**WHAT YOU HAVE TO DO**
Retype all material exactly. Pictures stay out of the copy.
--
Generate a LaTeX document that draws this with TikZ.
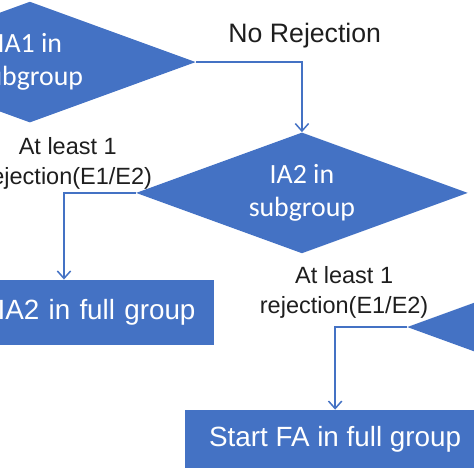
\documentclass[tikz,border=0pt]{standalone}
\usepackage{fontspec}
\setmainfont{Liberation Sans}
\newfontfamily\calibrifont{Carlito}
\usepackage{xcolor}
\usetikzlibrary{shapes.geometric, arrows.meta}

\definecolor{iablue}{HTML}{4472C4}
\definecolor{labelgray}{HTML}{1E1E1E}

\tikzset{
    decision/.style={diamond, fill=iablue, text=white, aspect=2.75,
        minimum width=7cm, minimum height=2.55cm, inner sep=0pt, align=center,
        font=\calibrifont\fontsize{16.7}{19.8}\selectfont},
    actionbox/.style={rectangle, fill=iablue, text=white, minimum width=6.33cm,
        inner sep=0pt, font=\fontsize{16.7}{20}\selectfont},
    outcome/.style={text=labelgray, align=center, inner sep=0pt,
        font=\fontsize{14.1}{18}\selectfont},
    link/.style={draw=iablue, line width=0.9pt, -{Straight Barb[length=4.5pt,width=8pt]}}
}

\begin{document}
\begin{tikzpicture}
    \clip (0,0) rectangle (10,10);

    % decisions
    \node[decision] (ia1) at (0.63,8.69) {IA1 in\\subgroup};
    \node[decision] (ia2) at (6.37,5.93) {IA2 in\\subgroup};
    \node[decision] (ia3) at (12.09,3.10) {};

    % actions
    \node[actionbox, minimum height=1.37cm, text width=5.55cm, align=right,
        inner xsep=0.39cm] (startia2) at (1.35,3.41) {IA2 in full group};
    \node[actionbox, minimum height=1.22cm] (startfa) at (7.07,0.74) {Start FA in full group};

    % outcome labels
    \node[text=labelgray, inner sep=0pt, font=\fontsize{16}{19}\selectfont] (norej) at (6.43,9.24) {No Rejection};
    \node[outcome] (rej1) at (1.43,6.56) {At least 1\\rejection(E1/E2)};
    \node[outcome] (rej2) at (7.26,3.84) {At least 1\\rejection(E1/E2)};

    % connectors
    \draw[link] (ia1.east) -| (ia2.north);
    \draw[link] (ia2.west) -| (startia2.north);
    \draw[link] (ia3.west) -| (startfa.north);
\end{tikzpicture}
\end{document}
--
**EXPECTED ANSWER**
Generate a LaTeX document that draws this with TikZ.
\documentclass[tikz,border=0pt]{standalone}
\usepackage{fontspec}
\setmainfont{Liberation Sans}
\newfontfamily\calibrifont{Carlito}
\usepackage{xcolor}
\usetikzlibrary{shapes.geometric, arrows.meta}

\definecolor{iablue}{HTML}{4472C4}
\definecolor{labelgray}{HTML}{1E1E1E}

\tikzset{
    decision/.style={diamond, fill=iablue, text=white, aspect=2.75,
        minimum width=7cm, minimum height=2.55cm, inner sep=0pt, align=center,
        font=\calibrifont\fontsize{16.7}{19.8}\selectfont},
    actionbox/.style={rectangle, fill=iablue, text=white, minimum width=6.33cm,
        inner sep=0pt, font=\fontsize{16.7}{20}\selectfont},
    outcome/.style={text=labelgray, align=center, inner sep=0pt,
        font=\fontsize{14.1}{18}\selectfont},
    link/.style={draw=iablue, line width=0.9pt, -{Straight Barb[length=4.5pt,width=8pt]}}
}

\begin{document}
\begin{tikzpicture}
    \clip (0,0) rectangle (10,10);

    % decisions
    \node[decision] (ia1) at (0.63,8.69) {IA1 in\\subgroup};
    \node[decision] (ia2) at (6.37,5.93) {IA2 in\\subgroup};
    \node[decision] (ia3) at (12.09,3.10) {};

    % actions
    \node[actionbox, minimum height=1.37cm, text width=5.55cm, align=right,
        inner xsep=0.39cm] (startia2) at (1.35,3.41) {IA2 in full group};
    \node[actionbox, minimum height=1.22cm] (startfa) at (7.07,0.74) {Start FA in full group};

    % outcome labels
    \node[text=labelgray, inner sep=0pt, font=\fontsize{16}{19}\selectfont] (norej) at (6.43,9.24) {No Rejection};
    \node[outcome] (rej1) at (1.43,6.56) {At least 1\\rejection(E1/E2)};
    \node[outcome] (rej2) at (7.26,3.84) {At least 1\\rejection(E1/E2)};

    % connectors
    \draw[link] (ia1.east) -| (ia2.north);
    \draw[link] (ia2.west) -| (startia2.north);
    \draw[link] (ia3.west) -| (startfa.north);
\end{tikzpicture}
\end{document}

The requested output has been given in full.